Eli Lilly has locked in a landmark $7 billion acquisition of Kelonia Therapeutics to pioneer a new class of cancer treatment that reprograms immune cells entirely inside the patient’s body.
The deal includes a $3.25 billion upfront payment, with up to $3.75 billion in future milestone payouts tied to clinical and commercial success.
Kelonia’s lead one-shot IV therapy, KLN-1010, has already delivered early proof-of-concept data for multiple myeloma, potentially bypassing the costly, time-intensive process of external cell engineering.
In a bold move to reshape the oncology landscape, Eli Lilly announced Monday its acquisition of biotech innovator Kelonia Therapeutics in a deal that could reach $7 billion, signaling a major pivot toward next-generation, in vivo cell therapy. Unlike conventional CAR-T approaches that require extracting a patient’s cells, modifying them in a lab over several weeks, and then reinfusing them, Kelonia’s proprietary in vivo gene placement system, branded iGPS,uses engineered lentiviral particles to transform a patient’s own T-cells directly inside the body. This off-the-shelf approach promises to slash manufacturing bottlenecks, reduce logistical burdens, and expand access to life-saving therapy for thousands of blood cancer patients who currently face long waiting lists or geographic barriers.

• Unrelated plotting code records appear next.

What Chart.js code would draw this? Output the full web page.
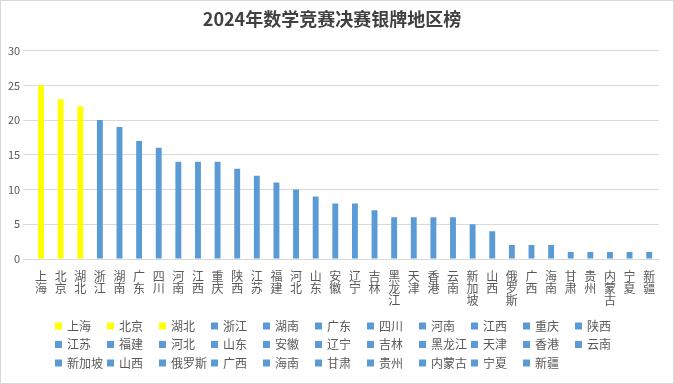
<!DOCTYPE html>
<html>
<head>
<meta charset="utf-8">
<script src="https://cdn.jsdelivr.net/npm/chart.js@4"></script>
<style>
html, body { margin: 0; padding: 0; background: #fff; }
#wrap { width: 674px; height: 384px; box-sizing: border-box; border: 1px solid #d9d9d9; }
</style>
</head>
<body>
<div id="wrap"><canvas id="myChart" width="672" height="382"></canvas></div>
<script>
// 2024 数学竞赛决赛 银牌 地区榜
var regions = ["上海","北京","湖北","浙江","湖南","广东","四川","河南","江西","重庆","陕西",
               "江苏","福建","河北","山东","安徽","辽宁","吉林","黑龙江","天津","香港","云南",
               "新加坡","山西","俄罗斯","广西","海南","甘肃","贵州","内蒙古","宁夏","新疆"];
var silverCount = [25,23,22,20,19,17,16,14,14,14,13,
                   12,11,10,9,8,8,7,6,6,6,6,
                   5,4,2,2,2,1,1,1,1,1];
var highlighted = ["上海","北京","湖北"];
var yTicks = [0,5,10,15,20,25,30];

var fontFamily = '"Noto Sans CJK SC", "Microsoft YaHei", sans-serif';
var barColors = regions.map(function (r) {
  return highlighted.indexOf(r) >= 0 ? "#ffff00" : "#5b9bd5";
});

/* legend laid out as a fixed grid, like the office chart */
var gridLegend = {
  id: 'gridLegend',
  afterDraw: function (chart) {
    var ctx = chart.ctx;
    var labels = chart.data.labels;
    var colors = chart.data.datasets[0].backgroundColor;
    ctx.save();
    ctx.font = '12px ' + fontFamily;
    ctx.textBaseline = 'middle';
    labels.forEach(function (name, i) {
      var col = i % 11, row = Math.floor(i / 11);
      var x = 54 + col * 52, y = 325 + row * 18.5;
      ctx.fillStyle = colors[i];
      ctx.fillRect(x, y - 3.5, 7, 7);
      ctx.fillStyle = '#595959';
      ctx.fillText(name, x + 12, y);
    });
    ctx.restore();
  }
};

var ctx = document.getElementById('myChart').getContext('2d');
var myChart = new Chart(ctx, {
  type: 'bar',
  data: {
    labels: regions,
    datasets: [{
      label: '银牌',
      data: silverCount,
      backgroundColor: barColors,
      barPercentage: 0.3,
      categoryPercentage: 1
    }]
  },
  options: {
    responsive: false,
    animation: false,
    devicePixelRatio: 1,
    layout: { padding: { left: 4, right: 14, top: 0, bottom: 74 } },
    plugins: {
      legend: { display: false },
      tooltip: { enabled: false },
      title: {
        display: true,
        text: '2024年数学竞赛决赛银牌地区榜',
        color: '#404040',
        font: { family: fontFamily, size: 18, weight: 'bold' },
        padding: { top: 7, bottom: 21 }
      }
    },
    scales: {
      x: {
        grid: { display: false },
        border: { color: '#d9d9d9' },
        ticks: {
          color: '#595959',
          font: { family: fontFamily, size: 12, lineHeight: 1.0 },
          maxRotation: 0,
          autoSkip: false,
          callback: function (v, i) { return regions[i].split(''); }
        }
      },
      y: {
        min: 0,
        max: 30,
        afterBuildTicks: function (axis) {
          axis.ticks = yTicks.map(function (v) { return { value: v }; });
        },
        grid: { color: '#d9d9d9' },
        border: { display: false },
        ticks: {
          color: '#595959',
          font: { family: fontFamily, size: 11 }
        }
      }
    }
  },
  plugins: [gridLegend]
});
</script>
</body>
</html>
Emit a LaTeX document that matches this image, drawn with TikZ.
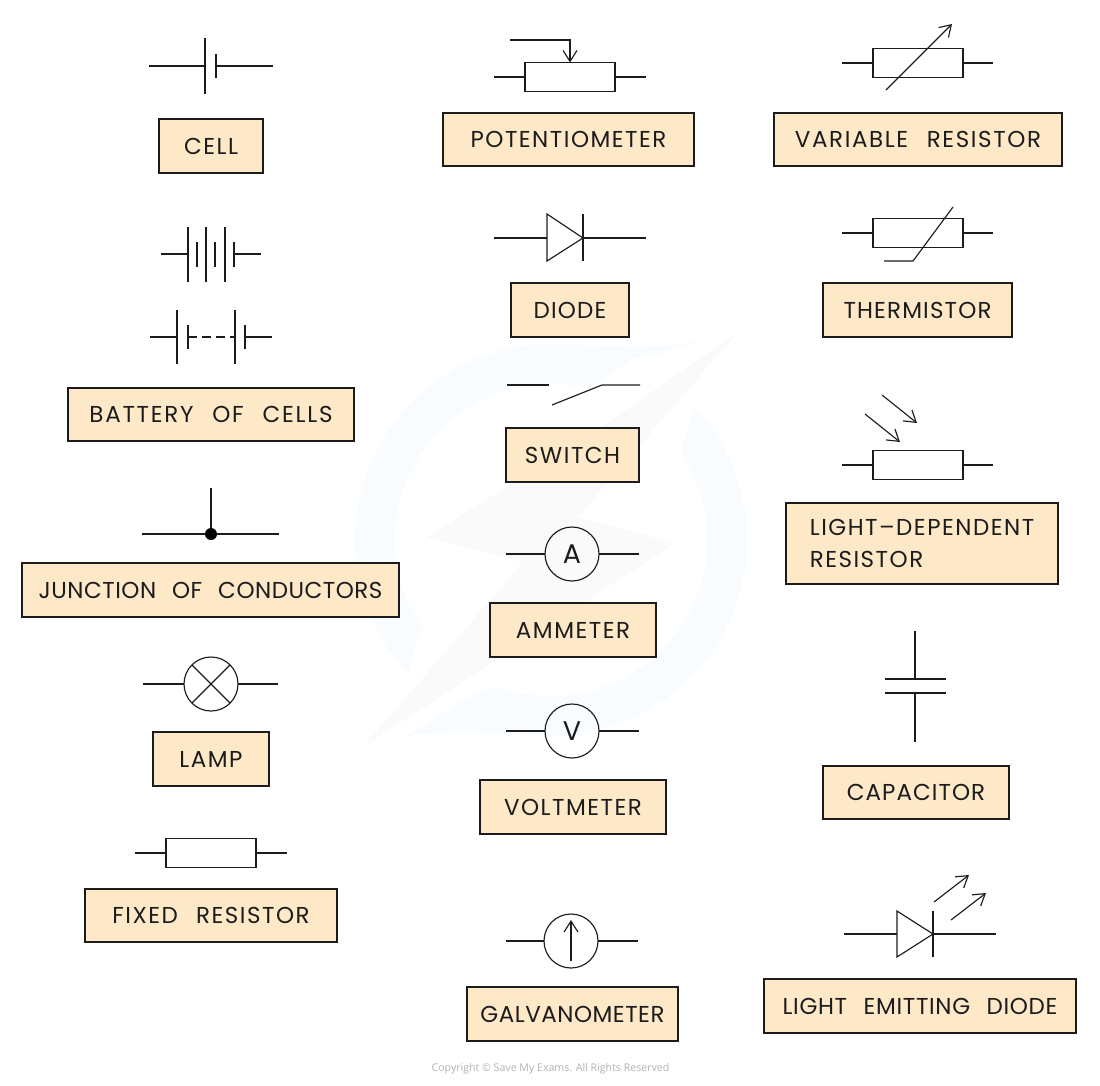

Under the terms of the agreement, Kelonia shareholders will receive $3.25 billion upfront, with an additional $3.75 billion tied to specific regulatory, clinical, and commercial milestones. The transaction, subject to customary approvals, is expected to close in the second half of 2026. This acquisition marks Lilly’s third major oncology bet in recent months, following its $7.8 billion pursuit of Centessa Pharmaceuticals and a $2.75 billion AI-driven drug discovery collaboration with Insilico Medicine. For Lilly, which has historically lacked a significant footprint in cell therapy, the deal provides an immediate entry into one of the most disruptive frontiers in immuno-oncology.
Kelonia’s lead candidate, KLN-1010, is a one-time intravenous therapy designed to generate anti-BCMA CAR-T cells internally, targeting multiple myeloma. Early clinical results, presented at the 2025 American Society of Hematology Annual Meeting, showed strong tolerability and initial proof-of-concept for the platform, with the therapy now in Phase I trials. According to Lilly’s oncology leadership, the ability to deliver rapid, durable responses in a simpler, more scalable format could fundamentally redefine treatment paradigms. Kelonia CEO Kevin Friedman emphasized that combining Lilly’s commercial muscle with Kelonia’s iGPS platform could extend cell therapy’s reach far beyond hematologic malignancies into solid tumors and other serious diseases. With this high-stakes acquisition, Lilly is not just buying a drug candidate, it is placing a $7 billion wager on the future of in vivo genetic medicine.